After someone has felt hurt or let down in a relationship, the goal is that the hurt person can return to a sense of safety (safety in regard to what happened and whether they might be hurt that way again). That hurt person gets to decide when they feel safe again (of course).


And most of the responsibility for healing the hurt lies with the person who caused the hurt. But the hurt person has some responsibility for helping the hurter know when they’re doing a good job and what that hurt person needs to feel safer again.


Often, a hurt person needs to hear responsibility and ownership. Often they need to hear regret.
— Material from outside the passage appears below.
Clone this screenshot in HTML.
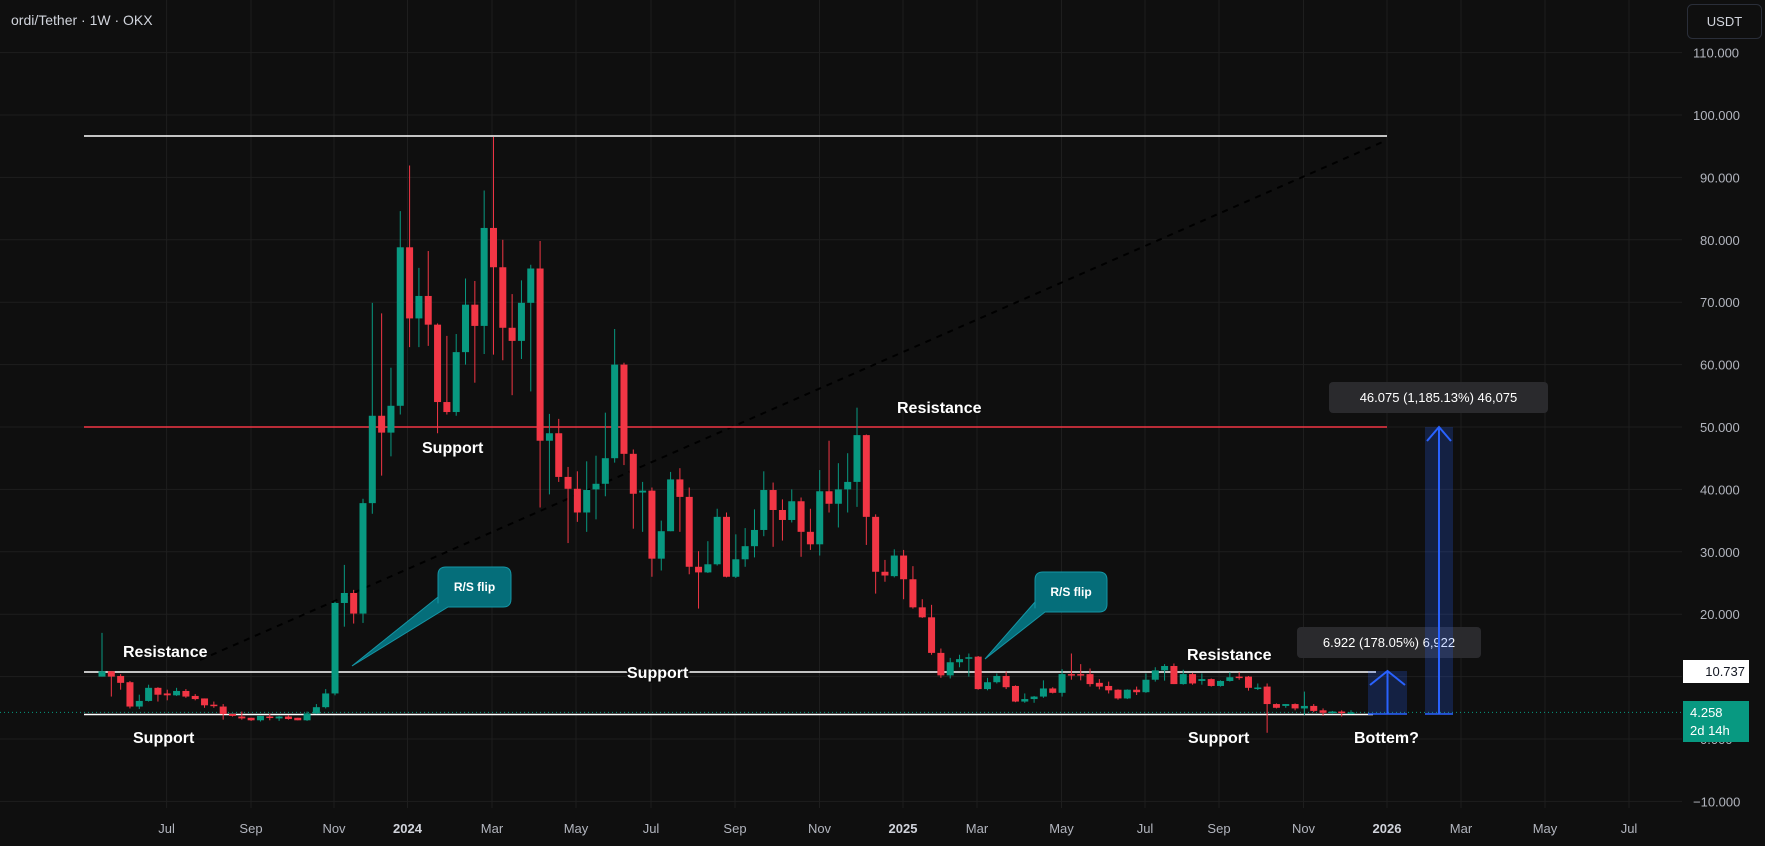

Often it’s meaningful to hear the hurter express some understanding of the harm that was caused, the emotions or beliefs that their words or actions might have caused. Sometimes they need to hear a commitment that the same thing won’t happen again, with some details about how and why. And validation, validation, validation.


Difficult emotions can need particular things to settle down and pass. Broken trust can need particular things to be rebuilt. And often the unspoken question or uncertainty is whether the hurt person is right or safe to believe that the hurter cares and values them.


Sometimes the best apologies and healing actions can need time to flow through and “feel” effective. And there are no guarantees through the process. Perhaps most worrying for the hurter – they are not entitled to anything.


What if both people in a relationship feel hurt? What if the hurt person has heard apologies before? What if a heartfelt apology seems to inflame the hurt person’s hurt? What if defensiveness rears its head? These are natural and difficult challenges and there are ways to navigate them with openness, bravery and care.